Gray called for learning why some amenities underperformed and warned against those who had already suggested taking over yacht club management in two years when the Ortt contract expires.

Greatest strengths

Gray said her greatest strength was her grandmother’s common sense.

“If it looks like a duck and it talks like a duck and it walks like a duck, it’s a duck,” she said. “[Common sense] really is necessary when you’re dealing with 8,500 community properties. It’s really necessary in any state in life.”

Moroney said he benefited from not being beholden to any one amenity or constituency.

“The decisions I make are in the best interest of the association,” he said. “I have an ability to seek and secure support and, just as important, to support my colleagues [when] they’re moving forward.”

Tuttle also said he would use common sense, which he said was ironically not all that common. He said his engineering background and nonprofit experience would benefit the association.

“The board is made up of seven people who bring various experiences and expertise, but we don’t know everything,” he said. “You need to be willing to work with other people and borrow in that expertise when the opportunity is there.”

Daly said his greatest skill is using his education and experience to work with people and accomplish difficult tasks.

“I don’t care how you cut it, for the last two years we’ve been short-changed,” he said. “It’s not about blame, it’s about performance [and] it simply has not been there. We need to elect four people that are going to go on the board this year and get performance back to where it should be.

“It is not rocket science, it’s blocking and tackling issues,” Daly continued, citing specifics like “knowing the grass in Maryland starts growing in March, not in May” and “knowing if ditches are filled, they don’t drain right.”

Turner said his construction and management experience would benefit the homeowners.

“Everything we do is either construction-oriented or people-oriented,” he said. “The ability to make things work and make things move [is] one of the strengths that I do have.”

He said his Irish-German background made him “a tightwad.”

“I don’t like our money being spent and thrown around,” he said. “I don’t want a plaque on a building for me. I want a building that’s going to stay there long after I’m gone.”

Final thoughts

In closing, Moroney said as a board member he has been part of many positive changes that have occurred.

Since September, he said the board restored stability with a new general manager and director of finance, “returning to a system where the board makes policy and the GM implements policy, affectively ending some of the unilateral decision making … and restoring some checks and balances.”

He said a more realistic budget was developed with input from the budget and finance committee, steps were made for the first time to bring employee benefits and wages more in line with the rest of the marketplace, and a human resources professional was hired.

He said an experienced management company “with an incentivized contract that protects the Ocean Pines Association” was hired to oversee the yacht and beach clubs, and a forensic audit was approved to “clear up accusations of impropriety and identify any fraud, theft and management practices that need correcting.”

“I’m not going to promise assessment reductions or anything I can’t deliver.
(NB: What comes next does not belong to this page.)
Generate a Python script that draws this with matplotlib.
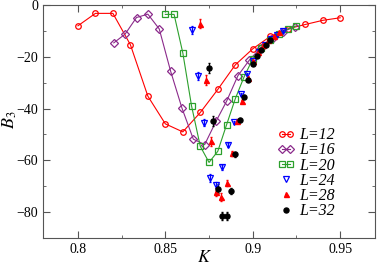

What I am going to promise is that I’m going to try to make decisions based on what is best for Ocean Pines. That’s what the duty of a board member is,” he said. “I believe in the last nine months, whether you agree with every decision or not, my service on the board has contributed to the righting of the ship.”
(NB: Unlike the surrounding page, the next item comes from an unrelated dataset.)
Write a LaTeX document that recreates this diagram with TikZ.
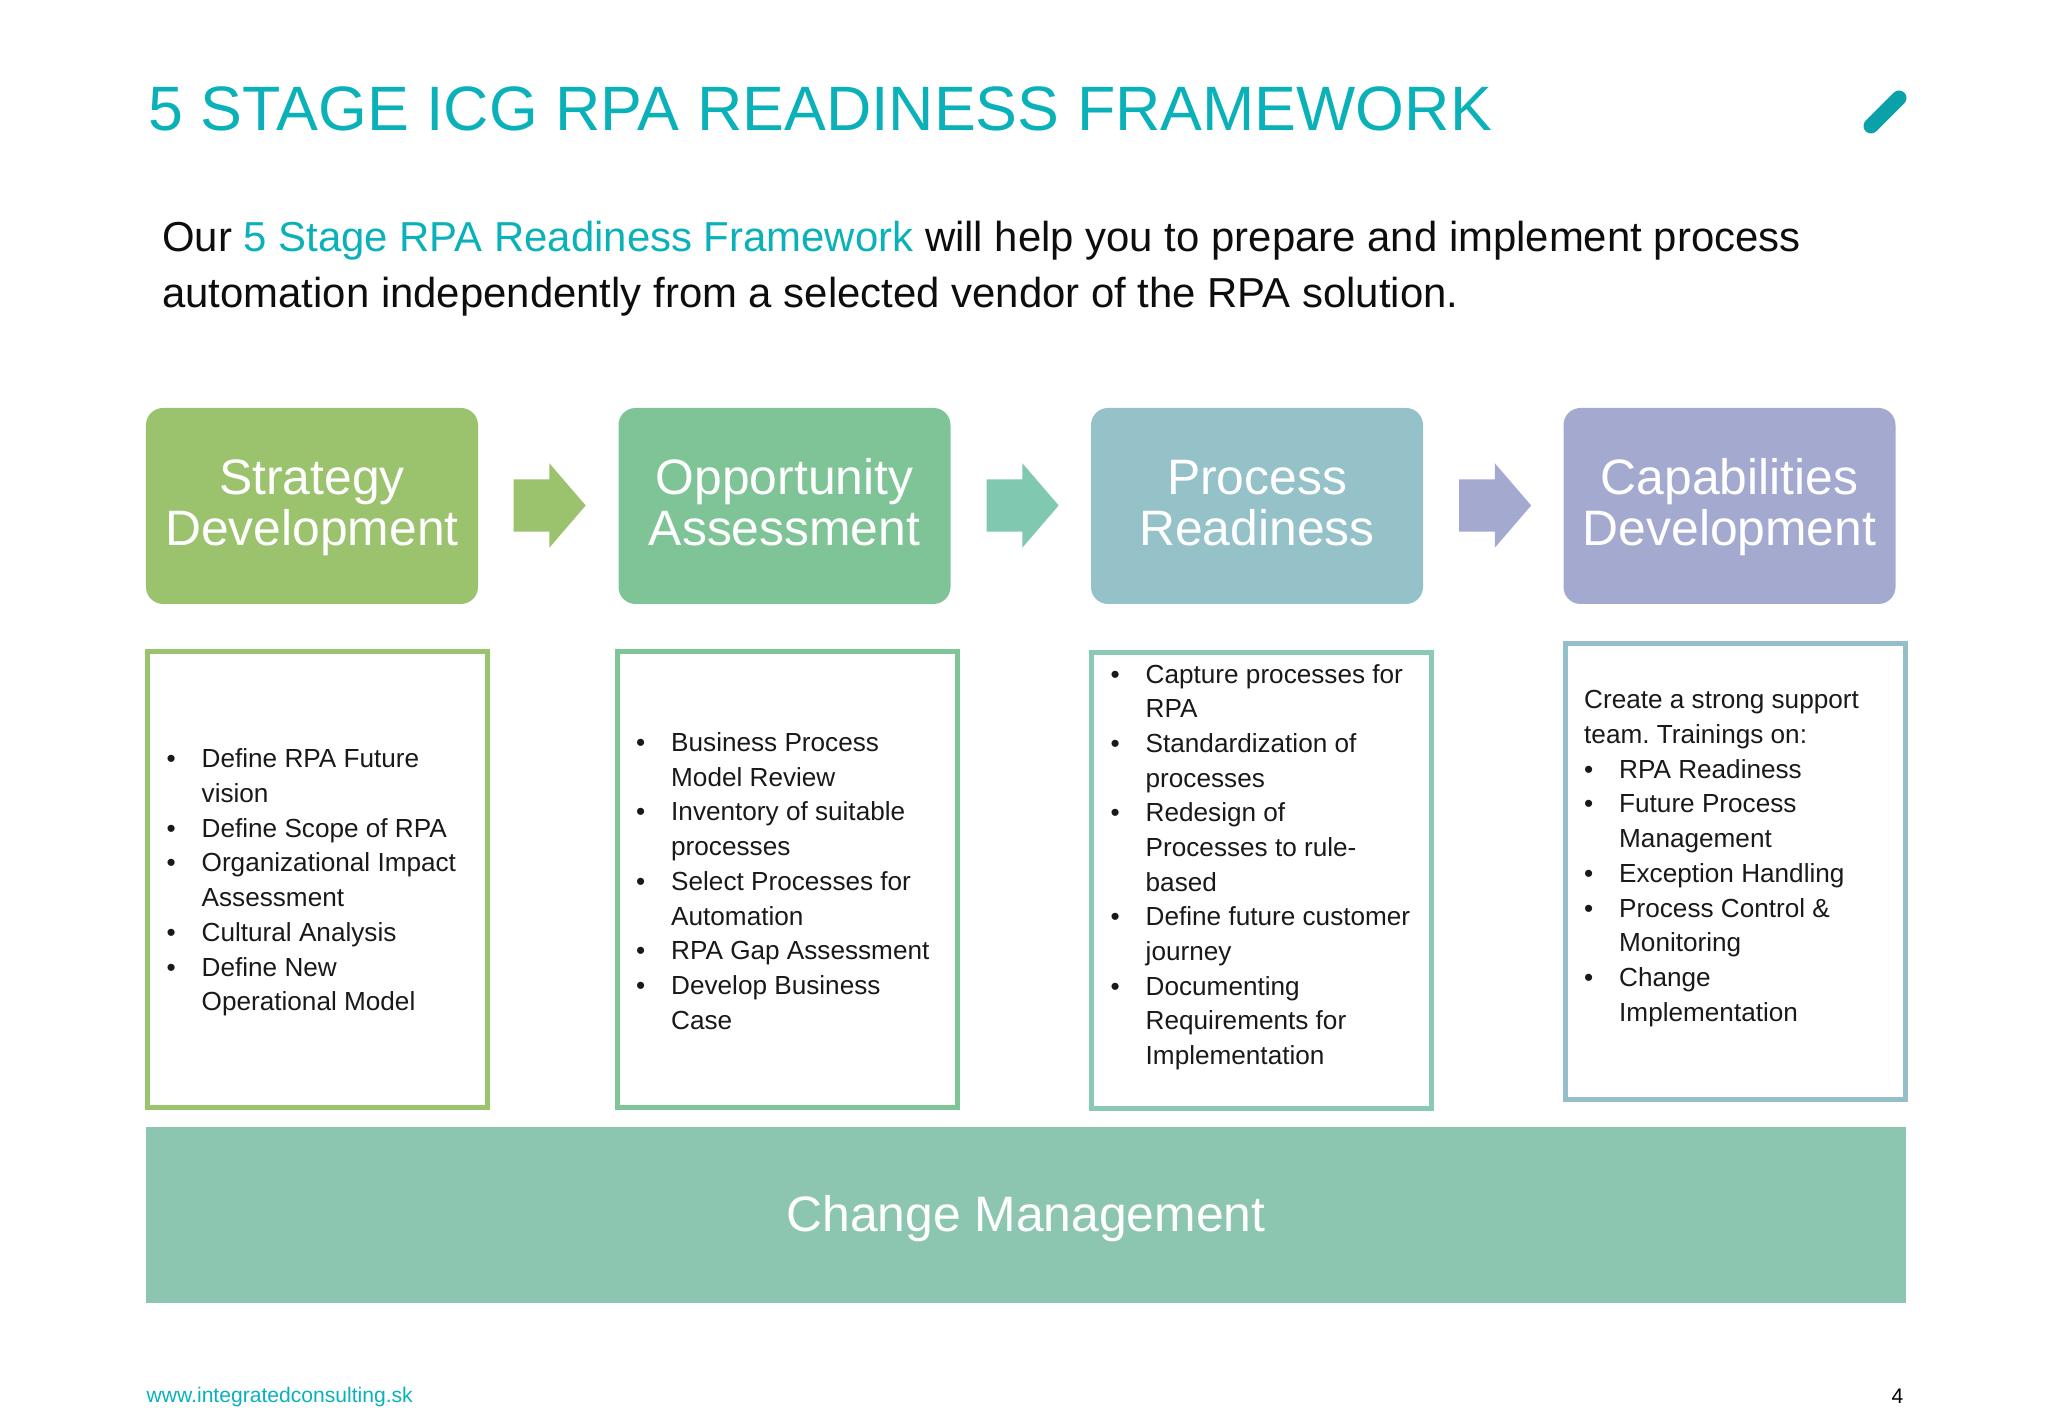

Gray joked she was “incessantly nervous” during the forum, but said she would bring a fresh view to the board and not be beholden to anyone.

“I would appreciate you realizing that when I talk about being a railroader it’s not 10 little boxcars by the side of the road — these were million-dollar operations, day and night, for 32 years,” she said.

During the last few years, she said, she attended many board and committee meetings, and has “spent hours talking to people in the Pines.”

“I’ve left my husband stranded a few times while I was busy talking, trying to find out what is important to you all, and that’s what I would bring to the board,” she said, listing her ability to work well with others “and an ability to keep us steady and steadfast” as particular strengths.

“No promises — you can’t get everything in life, but the ability to listen and to make sure that you are heard would be one of my main stays,” she said.

Turner admitted he was “a little rough around the collar” and not as educated as some, but said he brings a love for the community and a knowledge of how things work.

“What our community needs right now [is] … somebody to come in here and maybe not flush the toilet after every time you go to the bathroom,” he said. “It’s somebody that’s going to do something different and is going to rock the boat. To be honest with you, I plan on doing that.

“I’m not a conformist. I don’t want things to be the way that they were and I think that’s the biggest problem with this board and any board, is there’s always somebody there [saying] ‘that’s not the way we did it last time.’ I don’t want to hear that,” Turner added.

“I’m here to do a job, work with whoever I have to work with, spend our money wisely, try and get things back to normal … and live in a community that I like and be around people that I like,” he said.

Daly said he wanted to leave the audience with one thought: “If you agree that Ocean Pines is a good place to live, but it could be better managed, then elect four of us that will give you a better board,” he said.

“Better management really starts with a better board, a board that will listen to you and a board that will communicate with you, a board that works together and works with the general manger to improve our business processes, to make sure you are getting real value for your assessment dollars,” Daly continued.

He also called for a board dedicated to realistic budgets and that protects against corruption and fraud.

Tuttle invoked rock band Chicago in calling for change.

“Their 1969 debut album included the song that asked the probing question, ‘Does anybody really know what time it is?’” Tuttle said. “My friend, it is time for some new leadership, some fresh ideas, and restoration of trust and confidence in your board.

“Asking the right questions is of utmost importance in serving as a director on the board, and I pledge to spent the time necessary to serve the association to the best of my abilities,” he added.

Tuttle said teamwork is essential for the board to succeed.

“The board is no place for egos or personal agenda,” he said. “If elected I will be one vote out of seven, but I will always champion the cause of transparent action by the board.”

Finally, he said he would work to expose the truth about fraud and mismanagement “and hold those accountable responsible.”